Required task: Leave out the pictures, then reproduce the rest of the material exactly.
>> BEGIN Information supplied
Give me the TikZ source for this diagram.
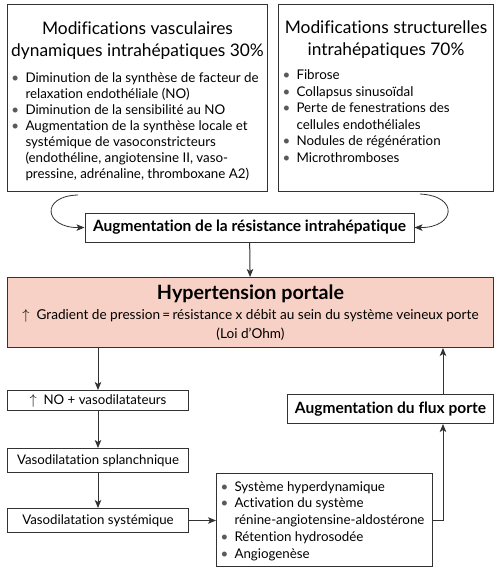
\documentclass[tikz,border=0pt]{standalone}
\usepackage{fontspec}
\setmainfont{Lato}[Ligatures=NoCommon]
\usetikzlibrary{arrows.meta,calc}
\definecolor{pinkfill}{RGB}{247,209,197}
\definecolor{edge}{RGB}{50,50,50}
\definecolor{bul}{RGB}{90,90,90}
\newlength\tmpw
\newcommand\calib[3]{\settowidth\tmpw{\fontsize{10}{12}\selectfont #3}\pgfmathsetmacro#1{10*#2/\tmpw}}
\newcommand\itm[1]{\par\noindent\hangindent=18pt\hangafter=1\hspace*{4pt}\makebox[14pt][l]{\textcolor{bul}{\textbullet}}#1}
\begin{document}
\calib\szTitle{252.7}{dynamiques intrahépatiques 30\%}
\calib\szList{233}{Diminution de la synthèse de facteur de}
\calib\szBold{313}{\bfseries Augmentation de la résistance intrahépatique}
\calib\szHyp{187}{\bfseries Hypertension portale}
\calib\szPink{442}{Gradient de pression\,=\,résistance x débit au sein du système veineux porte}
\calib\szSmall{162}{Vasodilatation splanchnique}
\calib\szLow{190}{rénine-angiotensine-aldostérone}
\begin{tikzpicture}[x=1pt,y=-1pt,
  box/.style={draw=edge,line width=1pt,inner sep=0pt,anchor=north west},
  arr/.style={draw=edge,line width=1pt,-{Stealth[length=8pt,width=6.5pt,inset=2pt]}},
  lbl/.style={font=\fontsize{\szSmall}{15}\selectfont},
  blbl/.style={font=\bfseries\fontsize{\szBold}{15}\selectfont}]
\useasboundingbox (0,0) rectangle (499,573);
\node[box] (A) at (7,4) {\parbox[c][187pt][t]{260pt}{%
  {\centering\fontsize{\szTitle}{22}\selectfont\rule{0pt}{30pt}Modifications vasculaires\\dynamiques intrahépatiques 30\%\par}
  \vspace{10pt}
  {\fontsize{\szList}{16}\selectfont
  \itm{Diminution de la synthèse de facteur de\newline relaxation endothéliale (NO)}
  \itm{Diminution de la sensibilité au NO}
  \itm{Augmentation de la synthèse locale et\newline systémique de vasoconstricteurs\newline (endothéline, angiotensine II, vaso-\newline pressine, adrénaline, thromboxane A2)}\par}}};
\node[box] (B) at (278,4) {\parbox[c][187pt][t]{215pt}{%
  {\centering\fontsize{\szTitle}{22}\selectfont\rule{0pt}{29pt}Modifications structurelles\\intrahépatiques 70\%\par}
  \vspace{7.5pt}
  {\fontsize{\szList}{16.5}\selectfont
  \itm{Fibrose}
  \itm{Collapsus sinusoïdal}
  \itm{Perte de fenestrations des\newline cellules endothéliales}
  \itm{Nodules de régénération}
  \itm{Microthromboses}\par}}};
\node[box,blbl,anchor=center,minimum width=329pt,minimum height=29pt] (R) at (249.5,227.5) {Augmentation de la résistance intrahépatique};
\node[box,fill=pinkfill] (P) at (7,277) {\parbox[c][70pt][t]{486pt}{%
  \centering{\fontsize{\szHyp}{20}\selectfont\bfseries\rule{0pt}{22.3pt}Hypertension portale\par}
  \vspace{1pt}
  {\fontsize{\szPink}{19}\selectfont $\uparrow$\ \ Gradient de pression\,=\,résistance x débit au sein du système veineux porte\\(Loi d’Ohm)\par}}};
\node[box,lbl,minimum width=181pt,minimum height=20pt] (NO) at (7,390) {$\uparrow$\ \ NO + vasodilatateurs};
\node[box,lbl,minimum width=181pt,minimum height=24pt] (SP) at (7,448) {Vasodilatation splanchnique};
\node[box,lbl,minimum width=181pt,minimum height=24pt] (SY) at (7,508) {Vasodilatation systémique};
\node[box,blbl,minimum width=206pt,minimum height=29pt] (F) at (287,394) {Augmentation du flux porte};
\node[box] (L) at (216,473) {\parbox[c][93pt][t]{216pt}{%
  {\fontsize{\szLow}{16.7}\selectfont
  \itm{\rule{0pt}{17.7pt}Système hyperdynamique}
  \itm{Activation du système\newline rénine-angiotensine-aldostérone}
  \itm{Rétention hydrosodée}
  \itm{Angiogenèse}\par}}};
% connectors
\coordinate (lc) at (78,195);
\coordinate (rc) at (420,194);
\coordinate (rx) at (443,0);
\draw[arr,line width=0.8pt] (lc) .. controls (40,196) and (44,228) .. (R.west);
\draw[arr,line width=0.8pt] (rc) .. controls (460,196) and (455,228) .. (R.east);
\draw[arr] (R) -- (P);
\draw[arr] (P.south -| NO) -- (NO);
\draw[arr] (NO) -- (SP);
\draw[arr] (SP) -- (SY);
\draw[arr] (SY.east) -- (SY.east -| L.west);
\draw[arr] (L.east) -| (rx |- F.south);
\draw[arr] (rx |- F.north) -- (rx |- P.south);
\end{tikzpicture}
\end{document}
>> END Information supplied
Exercise solution:
Give me the TikZ source for this diagram.
\documentclass[tikz,border=0pt]{standalone}
\usepackage{fontspec}
\setmainfont{Lato}[Ligatures=NoCommon]
\usetikzlibrary{arrows.meta,calc}
\definecolor{pinkfill}{RGB}{247,209,197}
\definecolor{edge}{RGB}{50,50,50}
\definecolor{bul}{RGB}{90,90,90}
\newlength\tmpw
\newcommand\calib[3]{\settowidth\tmpw{\fontsize{10}{12}\selectfont #3}\pgfmathsetmacro#1{10*#2/\tmpw}}
\newcommand\itm[1]{\par\noindent\hangindent=18pt\hangafter=1\hspace*{4pt}\makebox[14pt][l]{\textcolor{bul}{\textbullet}}#1}
\begin{document}
\calib\szTitle{252.7}{dynamiques intrahépatiques 30\%}
\calib\szList{233}{Diminution de la synthèse de facteur de}
\calib\szBold{313}{\bfseries Augmentation de la résistance intrahépatique}
\calib\szHyp{187}{\bfseries Hypertension portale}
\calib\szPink{442}{Gradient de pression\,=\,résistance x débit au sein du système veineux porte}
\calib\szSmall{162}{Vasodilatation splanchnique}
\calib\szLow{190}{rénine-angiotensine-aldostérone}
\begin{tikzpicture}[x=1pt,y=-1pt,
  box/.style={draw=edge,line width=1pt,inner sep=0pt,anchor=north west},
  arr/.style={draw=edge,line width=1pt,-{Stealth[length=8pt,width=6.5pt,inset=2pt]}},
  lbl/.style={font=\fontsize{\szSmall}{15}\selectfont},
  blbl/.style={font=\bfseries\fontsize{\szBold}{15}\selectfont}]
\useasboundingbox (0,0) rectangle (499,573);
\node[box] (A) at (7,4) {\parbox[c][187pt][t]{260pt}{%
  {\centering\fontsize{\szTitle}{22}\selectfont\rule{0pt}{30pt}Modifications vasculaires\\dynamiques intrahépatiques 30\%\par}
  \vspace{10pt}
  {\fontsize{\szList}{16}\selectfont
  \itm{Diminution de la synthèse de facteur de\newline relaxation endothéliale (NO)}
  \itm{Diminution de la sensibilité au NO}
  \itm{Augmentation de la synthèse locale et\newline systémique de vasoconstricteurs\newline (endothéline, angiotensine II, vaso-\newline pressine, adrénaline, thromboxane A2)}\par}}};
\node[box] (B) at (278,4) {\parbox[c][187pt][t]{215pt}{%
  {\centering\fontsize{\szTitle}{22}\selectfont\rule{0pt}{29pt}Modifications structurelles\\intrahépatiques 70\%\par}
  \vspace{7.5pt}
  {\fontsize{\szList}{16.5}\selectfont
  \itm{Fibrose}
  \itm{Collapsus sinusoïdal}
  \itm{Perte de fenestrations des\newline cellules endothéliales}
  \itm{Nodules de régénération}
  \itm{Microthromboses}\par}}};
\node[box,blbl,anchor=center,minimum width=329pt,minimum height=29pt] (R) at (249.5,227.5) {Augmentation de la résistance intrahépatique};
\node[box,fill=pinkfill] (P) at (7,277) {\parbox[c][70pt][t]{486pt}{%
  \centering{\fontsize{\szHyp}{20}\selectfont\bfseries\rule{0pt}{22.3pt}Hypertension portale\par}
  \vspace{1pt}
  {\fontsize{\szPink}{19}\selectfont $\uparrow$\ \ Gradient de pression\,=\,résistance x débit au sein du système veineux porte\\(Loi d’Ohm)\par}}};
\node[box,lbl,minimum width=181pt,minimum height=20pt] (NO) at (7,390) {$\uparrow$\ \ NO + vasodilatateurs};
\node[box,lbl,minimum width=181pt,minimum height=24pt] (SP) at (7,448) {Vasodilatation splanchnique};
\node[box,lbl,minimum width=181pt,minimum height=24pt] (SY) at (7,508) {Vasodilatation systémique};
\node[box,blbl,minimum width=206pt,minimum height=29pt] (F) at (287,394) {Augmentation du flux porte};
\node[box] (L) at (216,473) {\parbox[c][93pt][t]{216pt}{%
  {\fontsize{\szLow}{16.7}\selectfont
  \itm{\rule{0pt}{17.7pt}Système hyperdynamique}
  \itm{Activation du système\newline rénine-angiotensine-aldostérone}
  \itm{Rétention hydrosodée}
  \itm{Angiogenèse}\par}}};
% connectors
\coordinate (lc) at (78,195);
\coordinate (rc) at (420,194);
\coordinate (rx) at (443,0);
\draw[arr,line width=0.8pt] (lc) .. controls (40,196) and (44,228) .. (R.west);
\draw[arr,line width=0.8pt] (rc) .. controls (460,196) and (455,228) .. (R.east);
\draw[arr] (R) -- (P);
\draw[arr] (P.south -| NO) -- (NO);
\draw[arr] (NO) -- (SP);
\draw[arr] (SP) -- (SY);
\draw[arr] (SY.east) -- (SY.east -| L.west);
\draw[arr] (L.east) -| (rx |- F.south);
\draw[arr] (rx |- F.north) -- (rx |- P.south);
\end{tikzpicture}
\end{document}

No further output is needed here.